— BEGIN DATA SHOWN —
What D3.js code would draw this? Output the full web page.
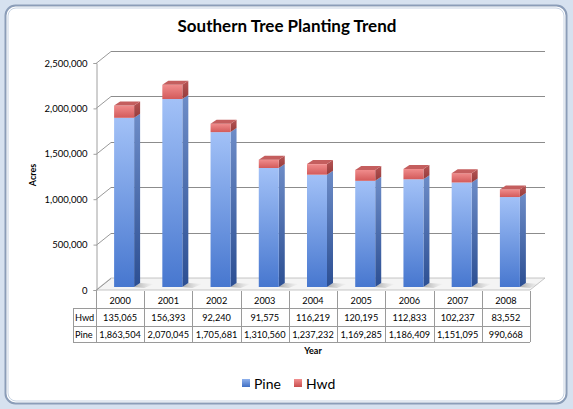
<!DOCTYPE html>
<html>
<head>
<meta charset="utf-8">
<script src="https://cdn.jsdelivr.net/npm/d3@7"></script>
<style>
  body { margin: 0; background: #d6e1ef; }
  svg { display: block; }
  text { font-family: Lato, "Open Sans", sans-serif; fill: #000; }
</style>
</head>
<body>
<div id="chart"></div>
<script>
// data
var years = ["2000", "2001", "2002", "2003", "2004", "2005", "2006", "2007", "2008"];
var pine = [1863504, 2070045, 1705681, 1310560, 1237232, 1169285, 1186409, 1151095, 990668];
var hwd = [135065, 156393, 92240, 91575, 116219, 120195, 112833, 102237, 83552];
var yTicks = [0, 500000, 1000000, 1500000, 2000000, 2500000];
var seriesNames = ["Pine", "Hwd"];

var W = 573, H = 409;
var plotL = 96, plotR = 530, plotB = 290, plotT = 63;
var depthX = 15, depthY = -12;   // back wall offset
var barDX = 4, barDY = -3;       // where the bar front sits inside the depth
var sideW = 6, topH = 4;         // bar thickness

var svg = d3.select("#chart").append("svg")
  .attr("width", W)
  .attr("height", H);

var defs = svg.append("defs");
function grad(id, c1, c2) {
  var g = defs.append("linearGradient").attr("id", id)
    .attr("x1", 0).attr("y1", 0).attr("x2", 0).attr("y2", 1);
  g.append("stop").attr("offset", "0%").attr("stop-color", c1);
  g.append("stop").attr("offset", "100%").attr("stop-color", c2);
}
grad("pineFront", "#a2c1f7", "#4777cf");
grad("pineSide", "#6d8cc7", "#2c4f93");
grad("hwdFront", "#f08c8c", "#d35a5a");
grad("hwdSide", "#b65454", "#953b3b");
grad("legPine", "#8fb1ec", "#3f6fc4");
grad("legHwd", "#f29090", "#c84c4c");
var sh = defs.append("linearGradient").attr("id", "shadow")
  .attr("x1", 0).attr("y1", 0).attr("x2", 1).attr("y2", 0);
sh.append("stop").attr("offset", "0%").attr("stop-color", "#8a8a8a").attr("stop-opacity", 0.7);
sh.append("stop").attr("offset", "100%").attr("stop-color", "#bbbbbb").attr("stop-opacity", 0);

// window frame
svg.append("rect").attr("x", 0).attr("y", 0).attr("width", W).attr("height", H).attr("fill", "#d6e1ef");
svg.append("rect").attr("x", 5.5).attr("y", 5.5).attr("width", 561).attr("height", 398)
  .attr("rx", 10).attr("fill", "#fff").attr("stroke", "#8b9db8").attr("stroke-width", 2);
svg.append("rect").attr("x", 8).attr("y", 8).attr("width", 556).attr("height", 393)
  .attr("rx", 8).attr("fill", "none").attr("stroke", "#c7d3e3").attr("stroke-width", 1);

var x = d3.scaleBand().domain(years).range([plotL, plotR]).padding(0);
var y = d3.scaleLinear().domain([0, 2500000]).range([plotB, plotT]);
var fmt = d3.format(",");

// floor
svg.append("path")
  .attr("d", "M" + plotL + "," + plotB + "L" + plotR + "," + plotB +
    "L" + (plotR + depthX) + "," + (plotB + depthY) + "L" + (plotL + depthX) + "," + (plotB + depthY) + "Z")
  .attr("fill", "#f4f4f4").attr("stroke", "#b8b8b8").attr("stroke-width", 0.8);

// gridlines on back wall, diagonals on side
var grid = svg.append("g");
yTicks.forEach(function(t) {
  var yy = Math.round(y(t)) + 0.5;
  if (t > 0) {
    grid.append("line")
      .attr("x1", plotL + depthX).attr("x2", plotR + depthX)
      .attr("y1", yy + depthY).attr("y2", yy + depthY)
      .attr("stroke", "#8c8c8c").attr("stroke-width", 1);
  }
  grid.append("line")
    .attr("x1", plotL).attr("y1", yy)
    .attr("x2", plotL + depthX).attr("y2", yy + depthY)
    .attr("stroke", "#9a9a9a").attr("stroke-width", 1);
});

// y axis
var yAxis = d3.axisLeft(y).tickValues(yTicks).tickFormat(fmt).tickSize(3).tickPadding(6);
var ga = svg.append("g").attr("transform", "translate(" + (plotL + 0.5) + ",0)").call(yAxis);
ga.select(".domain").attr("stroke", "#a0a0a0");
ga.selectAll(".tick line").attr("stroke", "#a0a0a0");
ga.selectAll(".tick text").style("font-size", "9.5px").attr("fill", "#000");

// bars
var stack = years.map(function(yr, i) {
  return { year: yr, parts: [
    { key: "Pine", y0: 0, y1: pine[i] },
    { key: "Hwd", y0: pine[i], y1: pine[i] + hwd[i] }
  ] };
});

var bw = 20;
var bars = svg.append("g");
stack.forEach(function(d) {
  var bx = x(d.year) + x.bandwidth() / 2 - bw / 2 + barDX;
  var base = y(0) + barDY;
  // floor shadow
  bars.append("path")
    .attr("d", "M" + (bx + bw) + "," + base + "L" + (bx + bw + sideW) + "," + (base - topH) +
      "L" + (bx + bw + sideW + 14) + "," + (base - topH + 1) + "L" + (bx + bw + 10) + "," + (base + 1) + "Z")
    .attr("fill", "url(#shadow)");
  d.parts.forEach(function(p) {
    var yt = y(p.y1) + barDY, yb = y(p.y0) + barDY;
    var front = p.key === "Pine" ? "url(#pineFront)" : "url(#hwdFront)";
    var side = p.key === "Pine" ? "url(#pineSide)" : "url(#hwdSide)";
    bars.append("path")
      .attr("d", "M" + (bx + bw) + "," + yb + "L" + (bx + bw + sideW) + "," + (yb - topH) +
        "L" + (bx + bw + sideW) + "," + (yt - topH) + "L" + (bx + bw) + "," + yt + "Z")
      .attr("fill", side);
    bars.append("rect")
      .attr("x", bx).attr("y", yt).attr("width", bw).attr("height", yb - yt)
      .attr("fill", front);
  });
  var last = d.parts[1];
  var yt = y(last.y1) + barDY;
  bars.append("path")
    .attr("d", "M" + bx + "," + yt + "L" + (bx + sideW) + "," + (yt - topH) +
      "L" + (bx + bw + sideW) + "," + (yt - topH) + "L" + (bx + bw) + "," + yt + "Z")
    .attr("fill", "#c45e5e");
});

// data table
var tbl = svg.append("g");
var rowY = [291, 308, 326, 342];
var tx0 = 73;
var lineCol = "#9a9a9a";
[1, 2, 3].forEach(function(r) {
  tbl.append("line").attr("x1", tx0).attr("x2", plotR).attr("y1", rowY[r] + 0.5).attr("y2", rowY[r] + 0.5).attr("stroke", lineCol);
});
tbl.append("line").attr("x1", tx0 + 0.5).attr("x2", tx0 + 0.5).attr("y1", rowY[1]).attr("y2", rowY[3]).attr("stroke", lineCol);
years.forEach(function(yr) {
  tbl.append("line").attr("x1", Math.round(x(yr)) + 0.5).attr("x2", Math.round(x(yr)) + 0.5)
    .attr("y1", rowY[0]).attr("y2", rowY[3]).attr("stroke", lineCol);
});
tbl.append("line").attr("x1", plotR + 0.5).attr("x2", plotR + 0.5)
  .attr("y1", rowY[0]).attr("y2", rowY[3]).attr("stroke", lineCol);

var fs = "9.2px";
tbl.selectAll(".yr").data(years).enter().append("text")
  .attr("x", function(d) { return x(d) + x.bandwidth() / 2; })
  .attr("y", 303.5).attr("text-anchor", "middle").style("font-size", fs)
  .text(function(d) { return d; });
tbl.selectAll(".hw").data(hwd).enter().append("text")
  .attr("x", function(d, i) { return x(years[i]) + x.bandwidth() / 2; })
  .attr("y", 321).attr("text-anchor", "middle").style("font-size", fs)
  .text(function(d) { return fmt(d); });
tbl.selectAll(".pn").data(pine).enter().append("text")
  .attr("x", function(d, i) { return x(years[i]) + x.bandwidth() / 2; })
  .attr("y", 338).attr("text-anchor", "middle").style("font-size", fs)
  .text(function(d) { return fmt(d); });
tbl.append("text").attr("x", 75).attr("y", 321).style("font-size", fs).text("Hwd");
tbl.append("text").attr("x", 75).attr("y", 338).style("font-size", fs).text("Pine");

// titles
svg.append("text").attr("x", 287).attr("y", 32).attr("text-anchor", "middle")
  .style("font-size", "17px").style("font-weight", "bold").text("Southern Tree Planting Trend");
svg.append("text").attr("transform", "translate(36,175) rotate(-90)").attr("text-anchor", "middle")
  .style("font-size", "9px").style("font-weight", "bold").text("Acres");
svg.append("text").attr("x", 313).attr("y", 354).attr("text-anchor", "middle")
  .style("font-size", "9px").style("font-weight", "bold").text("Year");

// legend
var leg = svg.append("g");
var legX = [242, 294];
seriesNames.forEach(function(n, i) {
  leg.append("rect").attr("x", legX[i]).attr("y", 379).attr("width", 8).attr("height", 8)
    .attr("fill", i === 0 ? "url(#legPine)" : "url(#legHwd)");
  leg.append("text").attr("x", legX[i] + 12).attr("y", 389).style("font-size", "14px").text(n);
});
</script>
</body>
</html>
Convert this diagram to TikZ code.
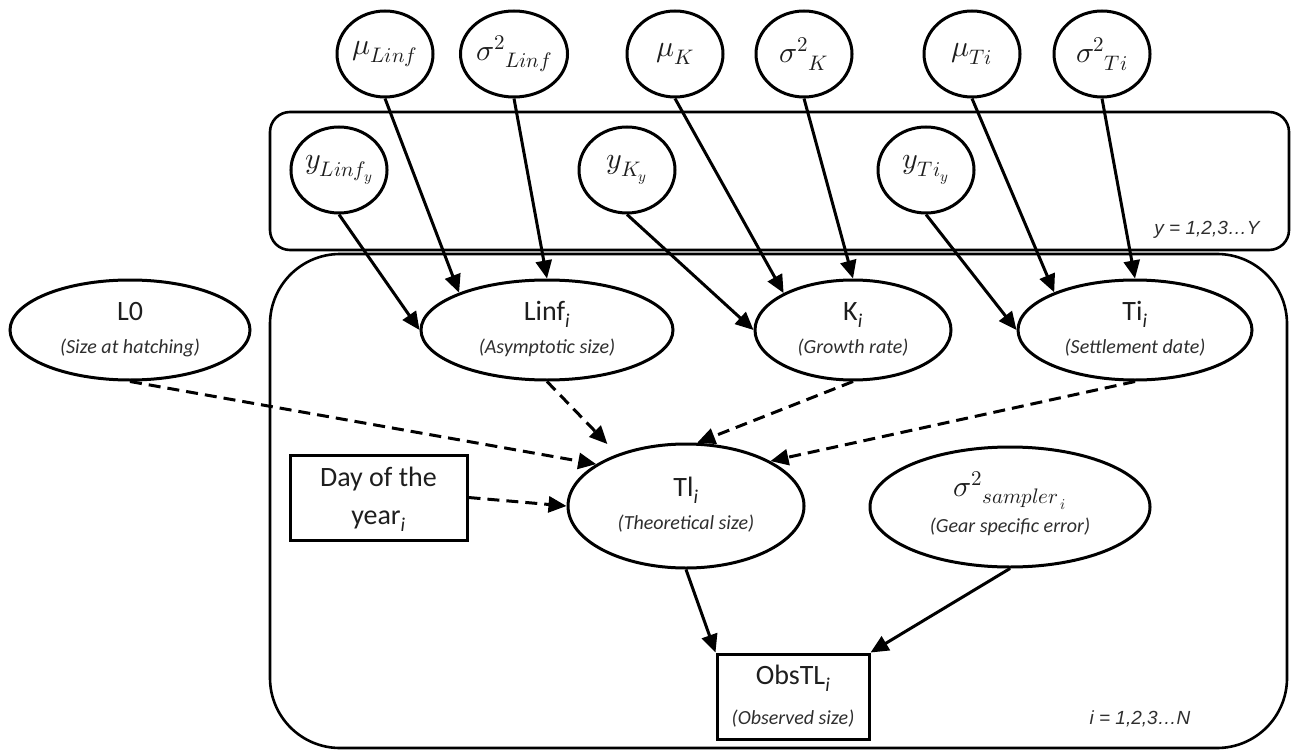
— END DATA SHOWN —
WHAT IS BEING ASKED - Output a single number: how many lines contain the word "this".

EXERCISE RESPONSE - 2